Data segment:
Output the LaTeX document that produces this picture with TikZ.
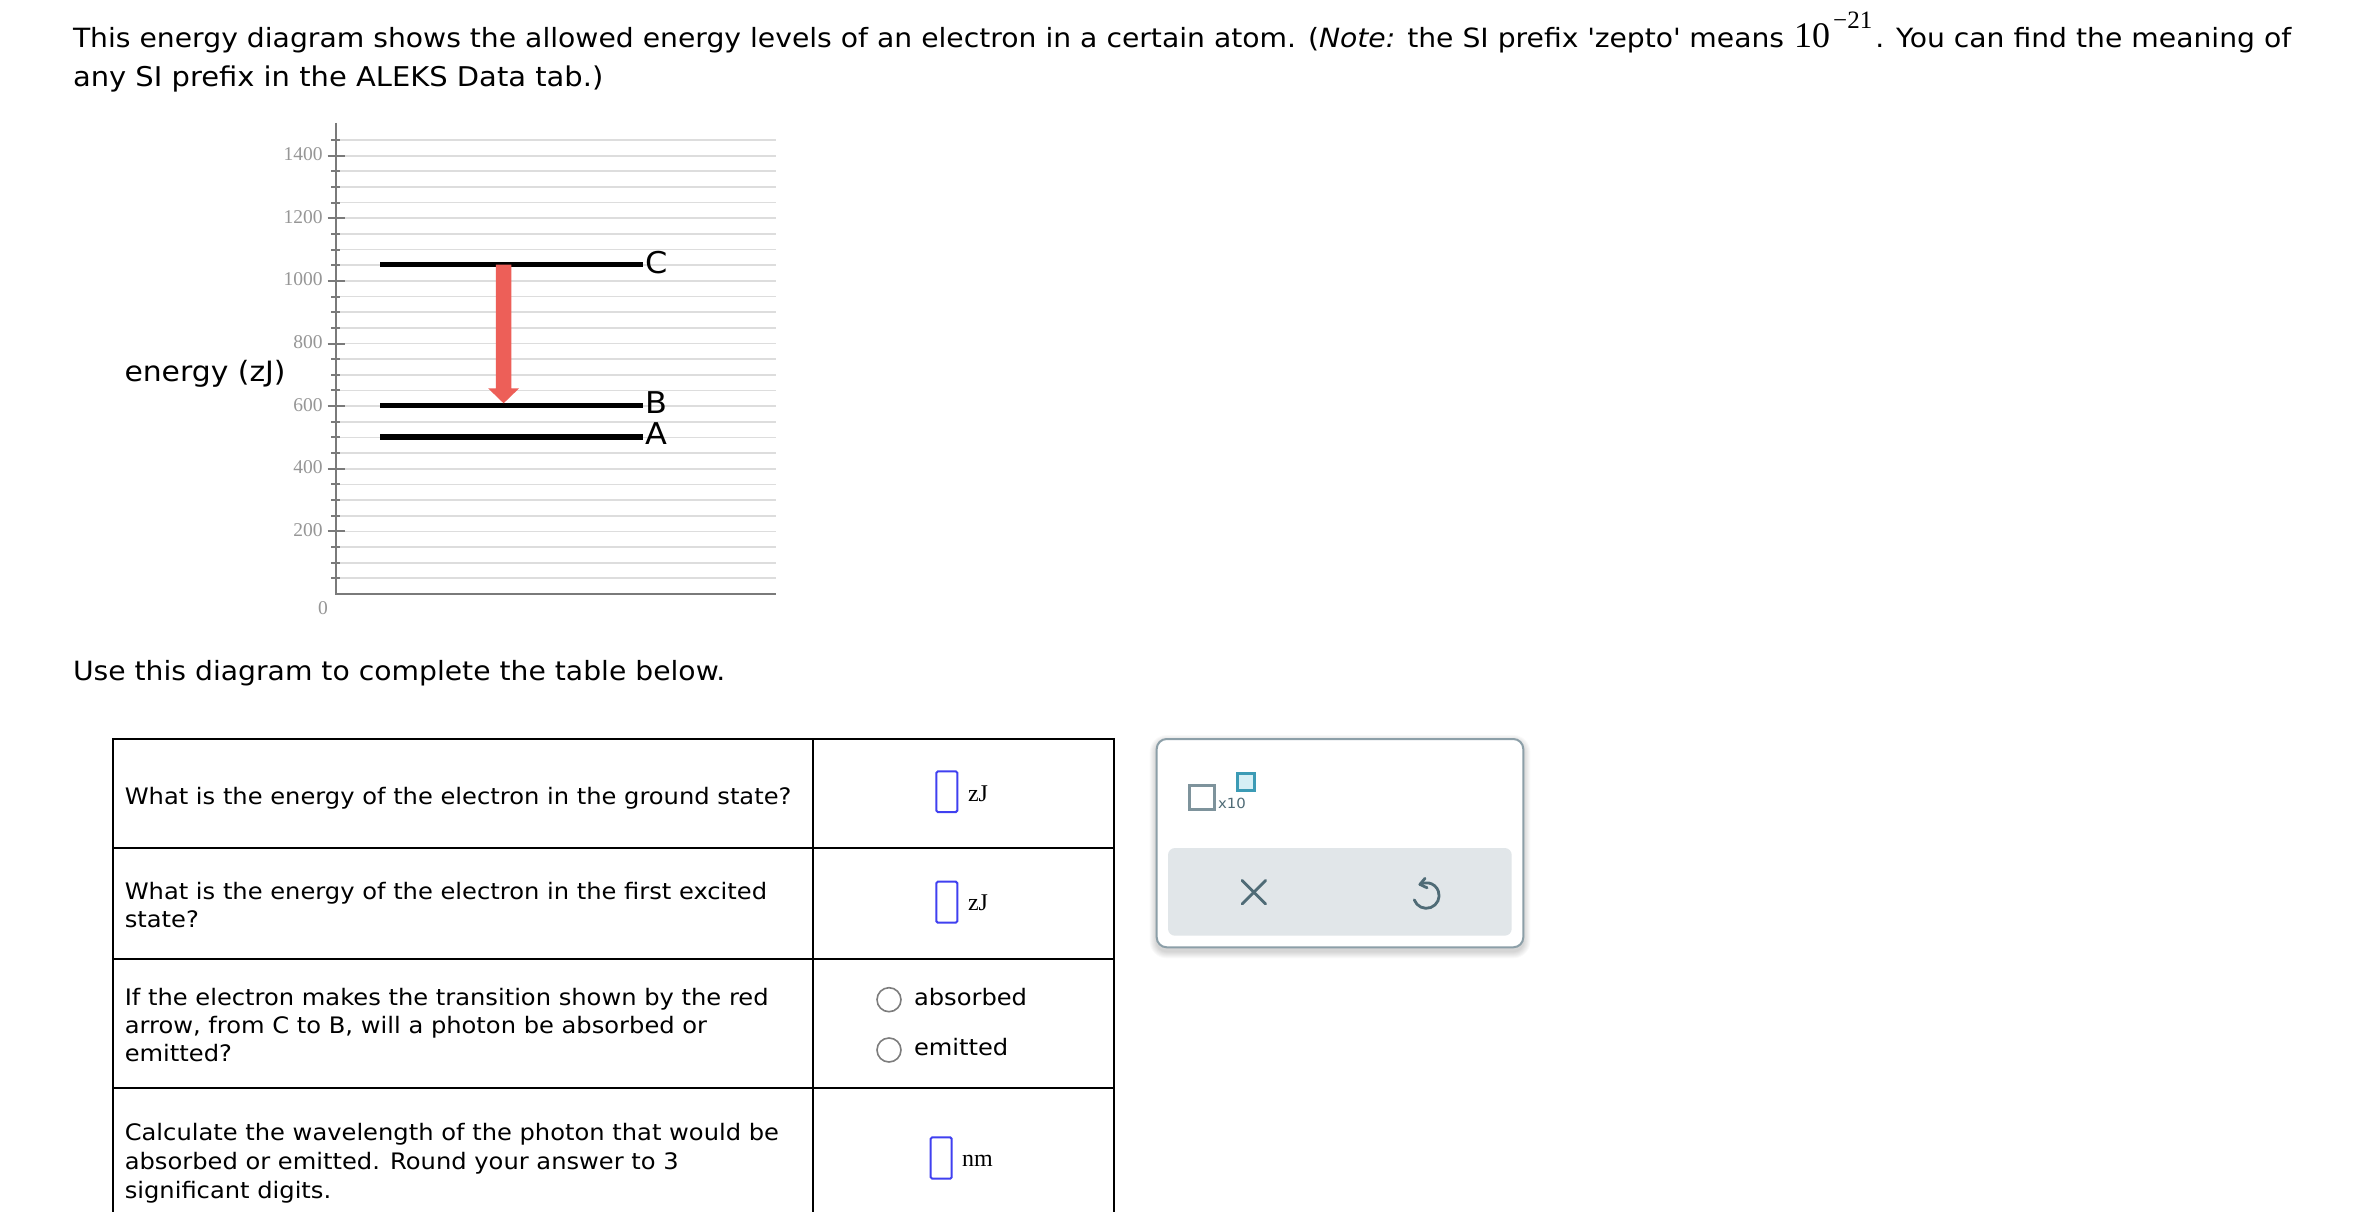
\documentclass[tikz,border=0pt]{standalone}
\usepackage{fontspec}
\setmainfont{DejaVu Sans}[FakeStretch=1.065]
\newfontfamily\numfont{Liberation Serif}
\usetikzlibrary{calc}
\definecolor{gridgray}{RGB}{221,221,221}
\definecolor{axisgray}{RGB}{122,122,122}
\definecolor{ticklabel}{RGB}{150,150,150}
\definecolor{arrowred}{RGB}{237,95,88}
\definecolor{inputblue}{RGB}{64,64,240}
\definecolor{radiogray}{RGB}{125,125,125}
\definecolor{wborder}{RGB}{140,159,168}
\definecolor{wfill}{RGB}{225,230,233}
\definecolor{iconcol}{RGB}{79,107,118}
\definecolor{supborder}{RGB}{60,155,181}
\definecolor{supfill}{RGB}{214,239,245}
\definecolor{baseborder}{RGB}{126,147,156}
\begin{document}
\begin{tikzpicture}[x=1pt,y=-1pt,
  every node/.style={inner sep=0pt,outer sep=0pt},
  body/.style={font=\fontsize{26.5}{32}\selectfont,anchor=base west},
  cell/.style={font=\fontsize{22.7}{28.5}\selectfont,anchor=base west},
  ticklab/.style={font=\numfont\fontsize{19.5}{19.5}\selectfont,text=ticklabel,anchor=east},
  gridline/.style={draw=gridgray,line width=1.7pt},
  axisline/.style={draw=axisgray,line width=2pt},
  levelline/.style={line width=5.3pt,draw=black},
  lvlabel/.style={font=\fontsize{30}{30}\selectfont,anchor=west},
  unitlab/.style={font=\numfont\fontsize{24}{24}\selectfont,anchor=base west},
  ansbox/.style={draw=inputblue,line width=2pt,rounded corners=1.5pt,minimum width=21pt},
  radiobtn/.style={circle,draw=radiogray,line width=1.6pt,minimum size=24pt},
  tableline/.style={draw=black,line width=2pt},
  icon/.style={draw=iconcol,line width=2.8pt,line cap=round,line join=round}]

\fill[white] (0,0) rectangle (2354,1212);
\useasboundingbox (0,0) rectangle (2354,1212);

% ---------- header ----------
\node[body] (h1) at (73,47.5) {This energy diagram shows the allowed energy levels of an electron in a certain atom. (\textit{Note:} the SI prefix \textquotesingle zepto\textquotesingle\ means};
\node[anchor=base west,font=\numfont\fontsize{36}{36}\selectfont] (h10) at ($(h1.base east)+(10,0)$) {10};
\node[anchor=base west,font=\numfont\fontsize{25}{25}\selectfont] (hsup) at ($(h10.base east)+(3,-18.5)$) {−21};
\node[body] (h3) at ($(hsup.base east |- h1.base)+(3,0)$) {. You can find the meaning of};
\node[body,font=\fontsize{27.2}{32}\selectfont] (h2) at (73,86.5) {any SI prefix in the ALEKS Data tab.)};

% ---------- chart ----------
\foreach \e in {50,100,...,1450}
  \draw[gridline] (337,{594-0.3131*\e}) -- (776,{594-0.3131*\e});
\foreach \e in {50,100,...,1450}
  \draw[axisline] (331,{594-0.3131*\e}) -- (340,{594-0.3131*\e});
\foreach \e in {200,400,...,1400}{
  \draw[axisline] (327.5,{594-0.3131*\e}) -- (344.7,{594-0.3131*\e});
  \node[ticklab] (t\e) at (322.5,{594-0.3131*\e-1.5}) {\e};
}
\node[font=\numfont\fontsize{19.5}{19.5}\selectfont,text=ticklabel] (t0) at (323,608.5) {0};
\draw[axisline] (336,123) -- (336,594) -- (776,594);

\node[anchor=base west,font=\fontsize{28}{28}\selectfont] (ylab) at (124.5,381) {energy (zJ)};

\coordinate (Cl) at (380,264.5); \coordinate (Cr) at (643,264.5);
\coordinate (Bl) at (380,405.5); \coordinate (Br) at (643,405.5);
\coordinate (Al) at (380,437);   \coordinate (Ar) at (643,437);
\draw[levelline] (Cl) -- (Cr);
\draw[levelline] (Bl) -- (Br);
\draw[levelline] (Al) -- (Ar);
\node[lvlabel] (labC) at ($(Cr)+(2.5,-2)$) {C};
\node[lvlabel] (labB) at ($(Br)+(2.5,-2.5)$) {B};
\node[lvlabel] (labA) at ($(Ar)+(2.5,-3)$) {A};

\coordinate (arrTop) at (503.6,264.5);
\coordinate (arrTip) at (503.6,403.3);
\fill[arrowred] ($(arrTop)+(-7.7,0)$) -- ($(arrTop)+(7.7,0)$) -- ($(arrTip)+(7.7,-15)$)
  -- ($(arrTip)+(15.5,-15)$) -- (arrTip) -- ($(arrTip)+(-15.5,-15)$) -- ($(arrTip)+(-7.7,-15)$) -- cycle;

% ---------- instruction ----------
\node[body] (use) at (73,680) {Use this diagram to complete the table below.};

% ---------- table ----------
\draw[tableline] (112.6,739) -- (1114.3,739);
\draw[tableline] (112.6,848.3) -- (1114.3,848.3);
\draw[tableline] (112.6,959) -- (1114.3,959);
\draw[tableline] (112.6,1088.3) -- (1114.3,1088.3);
\draw[tableline] (112.6,738) -- (112.6,1214);
\draw[tableline] (812.7,738) -- (812.7,1214);
\draw[tableline] (1114.3,738) -- (1114.3,1214);

\node[cell] (q1) at (124.8,804) {What is the energy of the electron in the ground state?};
\node[cell] (q2a) at (124.8,899.3) {What is the energy of the electron in the first excited};
\node[cell] (q2b) at (124.8,927.7) {state?};
\node[cell] (q3a) at (124.8,1005) {If the electron makes the transition shown by the red};
\node[cell] (q3b) at (124.8,1033.3) {arrow, from C to B, will a photon be absorbed or};
\node[cell] (q3c) at (124.8,1061.7) {emitted?};
\node[cell] (q4a) at (124.8,1140.7) {Calculate the wavelength of the photon that would be};
\node[cell] (q4b) at (124.8,1169.3) {absorbed or emitted. Round your answer to 3};
\node[cell] (q4c) at (124.8,1198.3) {significant digits.};

\node[ansbox,minimum height=40.7pt] (in1) at (946.8,791.7) {};
\node[unitlab] (u1) at (968,801) {zJ};
\node[ansbox,minimum height=41pt] (in2) at (946.8,902.2) {};
\node[unitlab] (u2) at (968,910) {zJ};
\node[radiobtn] (rb1) at (889,999.7) {};
\node[cell] (abs) at (914,1005) {absorbed};
\node[radiobtn] (rb2) at (889,1050) {};
\node[cell] (emi) at (914,1055) {emitted};
\node[ansbox,minimum height=41.4pt] (in4) at (941.2,1158) {};
\node[unitlab] (u4) at (962,1166.7) {nm};

% ---------- widget ----------
\foreach \i in {1,...,7}
  \fill[black,opacity=0.022,rounded corners={10+\i}] ({1156.7-\i},{739-\i+3}) rectangle ({1523.3+\i},{947.3+\i+4});
\draw[draw=wborder,line width=2pt,fill=white,rounded corners=10pt] (1156.7,739) rectangle (1523.3,947.3);
\fill[wfill,rounded corners=7pt] (1168,848) rectangle (1511.7,935.7);
\node[draw=baseborder,line width=3pt,minimum width=24.4pt,minimum height=24pt] (basebox) at (1202,797.5) {};
\node[anchor=base west,font=\fontsize{14}{14}\selectfont,text=iconcol] (x10) at (1218,808) {x10};
\node[draw=supborder,fill=supfill,line width=2.5pt,minimum width=17pt,minimum height=17pt] (supbox) at (1246,781.8) {};
\coordinate (xc) at (1253.8,892.2);
\draw[icon] ($(xc)+(-11.8,-11.8)$) -- ($(xc)+(11.8,11.8)$);
\draw[icon] ($(xc)+(-11.8,11.8)$) -- ($(xc)+(11.8,-11.8)$);
\coordinate (uc) at (1426.3,895.5);
\draw[icon] ($(uc)+(-200:12.8)$) arc[start angle=-200,end angle=-480,radius=12.8];
\coordinate (utip) at ($(uc)+(-120:12.8)$);
\draw[icon] ($(utip)+(5.1,-6.1)$) -- (utip) -- ($(utip)+(7.2,3.4)$);
\end{tikzpicture}
\end{document}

Written exercise:
Among the lines of the data, identify those with the word "that". Copy each of them.

Result of the exercise:
Output the LaTeX document that produces this picture with TikZ.
\node[cell] (q4a) at (124.8,1140.7) {Calculate the wavelength of the photon that would be};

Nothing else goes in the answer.